Whether this vaguely sad ‘lifestyle’ could be lessened further by the inclusion of drugs is debateable. I would argue one of two things, dependent on the accepted view of the situation. If it is accepted that drugs are already part of the University lifestyle, we can blame drugs, in part, for the decline of this lifestyle, and agree that they are a detriment to University life- however, as part of a larger problem, I don’t really think drugs are much to blame. If we state that they are not, and that drugs need to be kept apart from the student lifestyle, I would argue that this way of living and identifying yourself is already so far in decline without drugs that adding one more contributing factor onto the mess would make no noticeable difference.

Either way the outcome is the same: we can see quite clearly that drugs are a relatively harmless and less than significant aspect of the student’s ideology, identity and psychology, and so are not so much a detriment to the lifestyle as just another potential tool to waste a weekend with. Depending on other, more varied definitions of the imagined student lifestyle you could even argue that drugs are a great benefactor: if you believe that to be a student is to waste as much time, money and potential as possible- a nihilistic but arguably realistic view of our condition- drugs can be said to be perhaps the most significant contributor to our culture, and maybe even underutilized by the student.

Everyone at University who’s seen Trainspotting probably thinks drugs are cool, even despite the dead baby scene- nothing is more cool than something so edgy and dangerous, after all. As well as that, heroin chic remains a validly aesthetic fashion choice. As long as something remains both fashionable and interestingly self-destructive it will be done to death by students. While the average student isn’t robbing cash registers to score bags of scag, though, and instead sticks safely and reliably to pills and marijuana, the image they think it gives them is undeniably one they try to play up. To this point I say so what? Everybody downing six cans and three shots at predrinks who vomits as soon as they get out the door is ruining their own night for the same reasons of image, interestingness, ‘banter’ and notoriety.

Perhaps I’m overthinking the politics at play here- after all, drugs at our University are common, and wholly accepted by most. It does seem, though, that a strange dichotomy exists where on one side we have the socially acceptable student life of burgeoning alcoholism, and on the other the embarrassing and shameful life of drug dependency.

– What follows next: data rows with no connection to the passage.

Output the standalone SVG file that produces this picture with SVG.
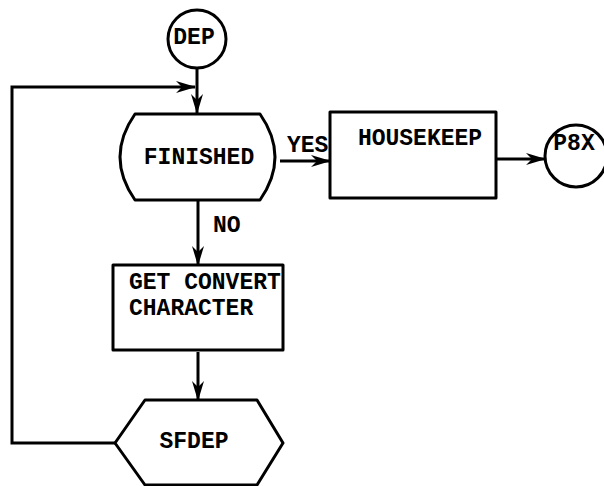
<svg xmlns="http://www.w3.org/2000/svg" width="604" height="486" viewBox="0 0 604 486">
<defs>
<style>
.s{fill:none;stroke:#000;stroke-width:3;stroke-linejoin:round}
.c{fill:none;stroke:#000;stroke-width:3}
.t{font-family:"Liberation Mono","Courier New",monospace;font-weight:bold;font-size:23px;fill:#000}
</style>
<marker id="ah" viewBox="0 0 20 12" refX="19" refY="6" markerWidth="20" markerHeight="12" markerUnits="userSpaceOnUse" orient="auto">
<path d="M0,0 L20,6 L0,12 L6,6 Z" fill="#000"/>
</marker>
</defs>
<g id="connectors">
<path class="c" d="M197,68 L197,113" marker-end="url(#ah)"/>
<path class="c" d="M115,443 L12,443 L12,87 L195,87" marker-end="url(#ah)"/>
<path class="c" d="M280,161 L330,161" marker-end="url(#ah)"/>
<path class="c" d="M496,159 L545,159" marker-end="url(#ah)"/>
<path class="c" d="M198,200 L198,265" marker-end="url(#ah)"/>
<path class="c" d="M198,352 L198,400" marker-end="url(#ah)"/>
<text class="t" x="287" y="152">YES</text>
<text class="t" x="213" y="232">NO</text>
</g>
<g id="dep">
<circle class="s" cx="197" cy="39" r="29"/>
<text class="t" x="194" y="44" text-anchor="middle">DEP</text>
</g>
<g id="finished">
<path class="s" d="M135,114 L260,114 Q290,157 260,200 L135,200 Q105,157 135,114 Z"/>
<text class="t" x="199" y="164" text-anchor="middle">FINISHED</text>
</g>
<g id="housekeep">
<rect class="s" x="330" y="112" width="166" height="86"/>
<text class="t" x="420" y="145" text-anchor="middle">HOUSEKEEP</text>
</g>
<g id="p8x">
<circle class="s" cx="576" cy="156" r="31"/>
<text class="t" x="574" y="150" text-anchor="middle">P8X</text>
</g>
<g id="getconvert">
<rect class="s" x="113" y="265" width="170" height="85"/>
<text class="t" x="129" y="289">GET CONVERT</text>
<text class="t" x="129" y="315">CHARACTER</text>
</g>
<g id="sfdep">
<path class="s" d="M115,443 L145,400 L257,400 L283,443 L257,485 L145,485 Z"/>
<text class="t" x="194" y="448" text-anchor="middle">SFDEP</text>
</g>
</svg>
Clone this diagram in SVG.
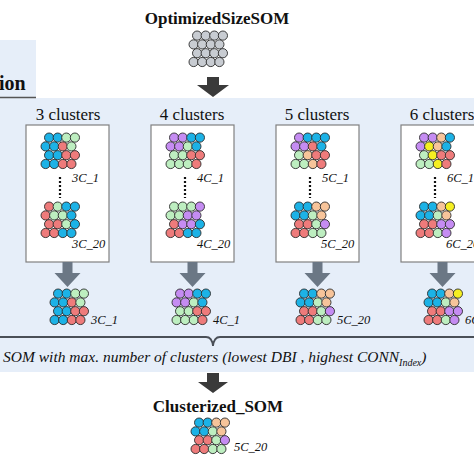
<svg xmlns="http://www.w3.org/2000/svg" xmlns:xlink="http://www.w3.org/1999/xlink" width="474" height="474" viewBox="0 0 474 474">
<style>
circle{stroke:#2b2b2b;stroke-width:0.9}
.b{fill:#1cb2e6}.g{fill:#bdeec0}.r{fill:#ee7b7b}.p{fill:#c58cf2}.o{fill:#f7c49a}.y{fill:#f5ef22}.k{fill:#c8ccd2}
.bold{font-family:"Liberation Serif","Times New Roman",serif;font-weight:bold;fill:#111}
.hdr{font-family:"Liberation Serif","Times New Roman",serif;font-size:17px;fill:#111;text-anchor:middle}
.lbl{font-family:"Liberation Serif","Times New Roman",serif;font-style:italic;font-size:12.5px;fill:#111}
.box{fill:#fff;stroke:#808080;stroke-width:1.2}
.dots{stroke:#111;stroke-width:2.2;stroke-dasharray:2 2}
.garr{fill:#6b7785}
.darr{fill:#3a3a3a}
</style>
<defs>
<g id="gk"><circle class="k" cx="8.1" cy="4.6" r="4.6"/><circle class="k" cx="16.7" cy="4.6" r="4.6"/><circle class="k" cx="25.3" cy="4.6" r="4.6"/><circle class="k" cx="33.9" cy="4.6" r="4.6"/><circle class="k" cx="4.6" cy="13.4" r="4.6"/><circle class="k" cx="13.2" cy="13.4" r="4.6"/><circle class="k" cx="21.8" cy="13.4" r="4.6"/><circle class="k" cx="30.4" cy="13.4" r="4.6"/><circle class="k" cx="8.1" cy="22.2" r="4.6"/><circle class="k" cx="16.7" cy="22.2" r="4.6"/><circle class="k" cx="25.3" cy="22.2" r="4.6"/><circle class="k" cx="33.9" cy="22.2" r="4.6"/><circle class="k" cx="4.6" cy="31" r="4.6"/><circle class="k" cx="13.2" cy="31" r="4.6"/><circle class="k" cx="21.8" cy="31" r="4.6"/><circle class="k" cx="30.4" cy="31" r="4.6"/></g>
<g id="g3c1"><circle class="b" cx="8.1" cy="4.6" r="4.6"/><circle class="b" cx="16.7" cy="4.6" r="4.6"/><circle class="g" cx="25.3" cy="4.6" r="4.6"/><circle class="g" cx="33.9" cy="4.6" r="4.6"/><circle class="b" cx="4.6" cy="13.4" r="4.6"/><circle class="b" cx="13.2" cy="13.4" r="4.6"/><circle class="r" cx="21.8" cy="13.4" r="4.6"/><circle class="g" cx="30.4" cy="13.4" r="4.6"/><circle class="b" cx="8.1" cy="22.2" r="4.6"/><circle class="b" cx="16.7" cy="22.2" r="4.6"/><circle class="r" cx="25.3" cy="22.2" r="4.6"/><circle class="r" cx="33.9" cy="22.2" r="4.6"/><circle class="b" cx="4.6" cy="31" r="4.6"/><circle class="b" cx="13.2" cy="31" r="4.6"/><circle class="r" cx="21.8" cy="31" r="4.6"/><circle class="r" cx="30.4" cy="31" r="4.6"/></g>
<g id="g3c20"><circle class="r" cx="8.1" cy="4.6" r="4.6"/><circle class="g" cx="16.7" cy="4.6" r="4.6"/><circle class="b" cx="25.3" cy="4.6" r="4.6"/><circle class="b" cx="33.9" cy="4.6" r="4.6"/><circle class="r" cx="4.6" cy="13.4" r="4.6"/><circle class="g" cx="13.2" cy="13.4" r="4.6"/><circle class="g" cx="21.8" cy="13.4" r="4.6"/><circle class="b" cx="30.4" cy="13.4" r="4.6"/><circle class="r" cx="8.1" cy="22.2" r="4.6"/><circle class="r" cx="16.7" cy="22.2" r="4.6"/><circle class="g" cx="25.3" cy="22.2" r="4.6"/><circle class="b" cx="33.9" cy="22.2" r="4.6"/><circle class="r" cx="4.6" cy="31" r="4.6"/><circle class="r" cx="13.2" cy="31" r="4.6"/><circle class="b" cx="21.8" cy="31" r="4.6"/><circle class="b" cx="30.4" cy="31" r="4.6"/></g>
<g id="g4c1"><circle class="p" cx="8.1" cy="4.6" r="4.6"/><circle class="p" cx="16.7" cy="4.6" r="4.6"/><circle class="b" cx="25.3" cy="4.6" r="4.6"/><circle class="b" cx="33.9" cy="4.6" r="4.6"/><circle class="p" cx="4.6" cy="13.4" r="4.6"/><circle class="p" cx="13.2" cy="13.4" r="4.6"/><circle class="g" cx="21.8" cy="13.4" r="4.6"/><circle class="b" cx="30.4" cy="13.4" r="4.6"/><circle class="g" cx="8.1" cy="22.2" r="4.6"/><circle class="g" cx="16.7" cy="22.2" r="4.6"/><circle class="r" cx="25.3" cy="22.2" r="4.6"/><circle class="r" cx="33.9" cy="22.2" r="4.6"/><circle class="g" cx="4.6" cy="31" r="4.6"/><circle class="g" cx="13.2" cy="31" r="4.6"/><circle class="g" cx="21.8" cy="31" r="4.6"/><circle class="r" cx="30.4" cy="31" r="4.6"/></g>
<g id="g4c20"><circle class="g" cx="8.1" cy="4.6" r="4.6"/><circle class="g" cx="16.7" cy="4.6" r="4.6"/><circle class="g" cx="25.3" cy="4.6" r="4.6"/><circle class="p" cx="33.9" cy="4.6" r="4.6"/><circle class="g" cx="4.6" cy="13.4" r="4.6"/><circle class="g" cx="13.2" cy="13.4" r="4.6"/><circle class="p" cx="21.8" cy="13.4" r="4.6"/><circle class="p" cx="30.4" cy="13.4" r="4.6"/><circle class="r" cx="8.1" cy="22.2" r="4.6"/><circle class="p" cx="16.7" cy="22.2" r="4.6"/><circle class="p" cx="25.3" cy="22.2" r="4.6"/><circle class="b" cx="33.9" cy="22.2" r="4.6"/><circle class="r" cx="4.6" cy="31" r="4.6"/><circle class="r" cx="13.2" cy="31" r="4.6"/><circle class="b" cx="21.8" cy="31" r="4.6"/><circle class="b" cx="30.4" cy="31" r="4.6"/></g>
<g id="g5c1"><circle class="p" cx="8.1" cy="4.6" r="4.6"/><circle class="b" cx="16.7" cy="4.6" r="4.6"/><circle class="b" cx="25.3" cy="4.6" r="4.6"/><circle class="b" cx="33.9" cy="4.6" r="4.6"/><circle class="p" cx="4.6" cy="13.4" r="4.6"/><circle class="p" cx="13.2" cy="13.4" r="4.6"/><circle class="r" cx="21.8" cy="13.4" r="4.6"/><circle class="b" cx="30.4" cy="13.4" r="4.6"/><circle class="g" cx="8.1" cy="22.2" r="4.6"/><circle class="o" cx="16.7" cy="22.2" r="4.6"/><circle class="r" cx="25.3" cy="22.2" r="4.6"/><circle class="r" cx="33.9" cy="22.2" r="4.6"/><circle class="g" cx="4.6" cy="31" r="4.6"/><circle class="g" cx="13.2" cy="31" r="4.6"/><circle class="o" cx="21.8" cy="31" r="4.6"/><circle class="r" cx="30.4" cy="31" r="4.6"/></g>
<g id="g5c20"><circle class="b" cx="8.1" cy="4.6" r="4.6"/><circle class="b" cx="16.7" cy="4.6" r="4.6"/><circle class="o" cx="25.3" cy="4.6" r="4.6"/><circle class="o" cx="33.9" cy="4.6" r="4.6"/><circle class="b" cx="4.6" cy="13.4" r="4.6"/><circle class="b" cx="13.2" cy="13.4" r="4.6"/><circle class="g" cx="21.8" cy="13.4" r="4.6"/><circle class="o" cx="30.4" cy="13.4" r="4.6"/><circle class="r" cx="8.1" cy="22.2" r="4.6"/><circle class="r" cx="16.7" cy="22.2" r="4.6"/><circle class="g" cx="25.3" cy="22.2" r="4.6"/><circle class="p" cx="33.9" cy="22.2" r="4.6"/><circle class="r" cx="4.6" cy="31" r="4.6"/><circle class="r" cx="13.2" cy="31" r="4.6"/><circle class="g" cx="21.8" cy="31" r="4.6"/><circle class="g" cx="30.4" cy="31" r="4.6"/></g>
<g id="g6c1"><circle class="p" cx="8.1" cy="4.6" r="4.6"/><circle class="p" cx="16.7" cy="4.6" r="4.6"/><circle class="o" cx="25.3" cy="4.6" r="4.6"/><circle class="b" cx="33.9" cy="4.6" r="4.6"/><circle class="p" cx="4.6" cy="13.4" r="4.6"/><circle class="y" cx="13.2" cy="13.4" r="4.6"/><circle class="o" cx="21.8" cy="13.4" r="4.6"/><circle class="b" cx="30.4" cy="13.4" r="4.6"/><circle class="g" cx="8.1" cy="22.2" r="4.6"/><circle class="y" cx="16.7" cy="22.2" r="4.6"/><circle class="r" cx="25.3" cy="22.2" r="4.6"/><circle class="r" cx="33.9" cy="22.2" r="4.6"/><circle class="g" cx="4.6" cy="31" r="4.6"/><circle class="g" cx="13.2" cy="31" r="4.6"/><circle class="y" cx="21.8" cy="31" r="4.6"/><circle class="r" cx="30.4" cy="31" r="4.6"/></g>
<g id="g6c20"><circle class="b" cx="8.1" cy="4.6" r="4.6"/><circle class="b" cx="16.7" cy="4.6" r="4.6"/><circle class="o" cx="25.3" cy="4.6" r="4.6"/><circle class="y" cx="33.9" cy="4.6" r="4.6"/><circle class="b" cx="4.6" cy="13.4" r="4.6"/><circle class="b" cx="13.2" cy="13.4" r="4.6"/><circle class="g" cx="21.8" cy="13.4" r="4.6"/><circle class="o" cx="30.4" cy="13.4" r="4.6"/><circle class="r" cx="8.1" cy="22.2" r="4.6"/><circle class="r" cx="16.7" cy="22.2" r="4.6"/><circle class="p" cx="25.3" cy="22.2" r="4.6"/><circle class="p" cx="33.9" cy="22.2" r="4.6"/><circle class="r" cx="4.6" cy="31" r="4.6"/><circle class="r" cx="13.2" cy="31" r="4.6"/><circle class="g" cx="21.8" cy="31" r="4.6"/><circle class="p" cx="30.4" cy="31" r="4.6"/></g>
</defs>

<rect width="474" height="474" fill="#fff"/>
<g id="background">
<rect x="0" y="40" width="36" height="58" fill="#e6eef9"/>
<rect x="0" y="98" width="474" height="274" fill="#e6eef9"/>
<line x1="0" y1="97.5" x2="36" y2="97.5" stroke="#555" stroke-width="1.5"/>
<text class="bold" x="-1" y="90" font-size="20">ion</text>
</g>

<g id="input-som">
<text class="bold" x="217" y="24" font-size="17" text-anchor="middle">OptimizedSizeSOM</text>
<use xlink:href="#gk" x="189" y="31"/>
</g>

<g id="col-3">
<text class="hdr" x="68" y="120">3 clusters</text>
<rect class="box" x="26" y="125" width="83" height="137"/>
<use xlink:href="#g3c1" x="41" y="133"/>
<text class="lbl" x="72" y="182">3C_1</text>
<line class="dots" x1="60" y1="177" x2="60" y2="198"/>
<use xlink:href="#g3c20" x="41" y="202"/>
<text class="lbl" x="72" y="248">3C_20</text>
</g>
<g id="col-4">
<text class="hdr" x="192" y="120">4 clusters</text>
<rect class="box" x="151" y="125" width="83" height="137"/>
<use xlink:href="#g4c1" x="166" y="133"/>
<text class="lbl" x="197" y="182">4C_1</text>
<line class="dots" x1="185" y1="177" x2="185" y2="198"/>
<use xlink:href="#g4c20" x="166" y="202"/>
<text class="lbl" x="197" y="248">4C_20</text>
</g>
<g id="col-5">
<text class="hdr" x="317" y="120">5 clusters</text>
<rect class="box" x="276" y="125" width="83" height="137"/>
<use xlink:href="#g5c1" x="291" y="133"/>
<text class="lbl" x="322" y="182">5C_1</text>
<line class="dots" x1="310" y1="177" x2="310" y2="198"/>
<use xlink:href="#g5c20" x="291" y="202"/>
<text class="lbl" x="321" y="248">5C_20</text>
</g>
<g id="col-6">
<text class="hdr" x="442" y="120">6 clusters</text>
<rect class="box" x="401" y="125" width="83" height="137"/>
<use xlink:href="#g6c1" x="416" y="133"/>
<text class="lbl" x="447" y="182">6C_1</text>
<line class="dots" x1="435" y1="177" x2="435" y2="198"/>
<use xlink:href="#g6c20" x="416" y="202"/>
<text class="lbl" x="446" y="248">6C_20</text>
</g>

<g id="best-3"><use xlink:href="#g3c1" x="50" y="289"/><text class="lbl" x="91" y="324">3C_1</text></g>
<g id="best-4"><use xlink:href="#g4c1" x="172" y="289"/><text class="lbl" x="213" y="324">4C_1</text></g>
<g id="best-5"><use xlink:href="#g5c20" x="296" y="289"/><text class="lbl" x="337" y="324">5C_20</text></g>
<g id="best-6"><use xlink:href="#g6c20" x="424" y="289"/><text class="lbl" x="465" y="324">6C_20</text></g>

<g id="selection">
<path d="M0,337 H206 Q212,337 213,346 Q214,337 220,337 H474" fill="none" stroke="#4a4f57" stroke-width="1.8"/>
<text x="3" y="362" font-family="Liberation Serif, Times New Roman, serif" font-style="italic" font-size="15.5" fill="#111">SOM with max. number of clusters (lowest DBI , highest CONN<tspan font-size="10" dy="4">Index</tspan><tspan dy="-4">)</tspan></text>
</g>

<g id="result">
<text class="bold" x="218" y="412" font-size="17" text-anchor="middle">Clusterized_SOM</text>
<use xlink:href="#g5c20" x="191" y="418"/>
<text class="lbl" x="234" y="451">5C_20</text>
</g>

<g id="connectors">
<path class="darr" d="M207,77 H219 V85 H229 L213,97 L197,85 H207Z"/>
<path class="garr" d="M62.5,262 H72.5 V273 H80.5 L67.5,287 L54.5,273 H62.5Z"/>
<path class="garr" d="M187.5,262 H197.5 V273 H205.5 L192.5,287 L179.5,273 H187.5Z"/>
<path class="garr" d="M312.5,262 H322.5 V273 H330.5 L317.5,287 L304.5,273 H312.5Z"/>
<path class="garr" d="M437.5,262 H447.5 V273 H455.5 L442.5,287 L429.5,273 H437.5Z"/>
<path class="darr" d="M207,373 H219 V382 H228 L213,393 L198,382 H207Z"/>
</g>
</svg>
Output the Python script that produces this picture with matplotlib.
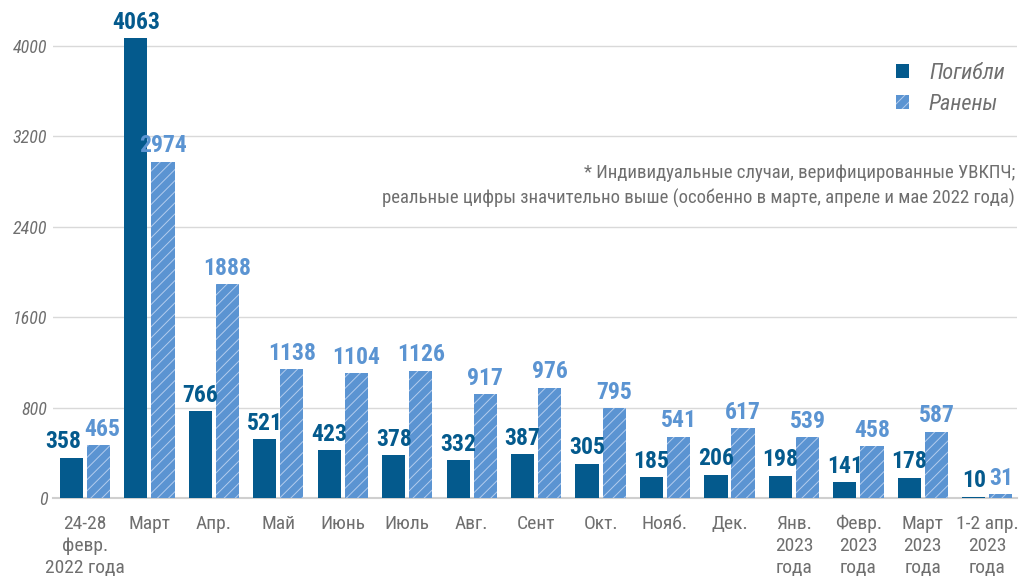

Neither is exactly glamorous, true, and both are potentially damaging- but to argue that drug use is a detriment to University life cheapens the damage we can do to ourselves with legal highs and puts drugs on a pedestal. It would be far better, I think, to agree that the use of any mind-altering substance can be argued to be both the maker and ruination of the University lifestyle, and leave differences in preferred substance behind- with the Government and most people older than sixty completely against us, I don’t think we’re in a position as students to vilify each other’s life choices.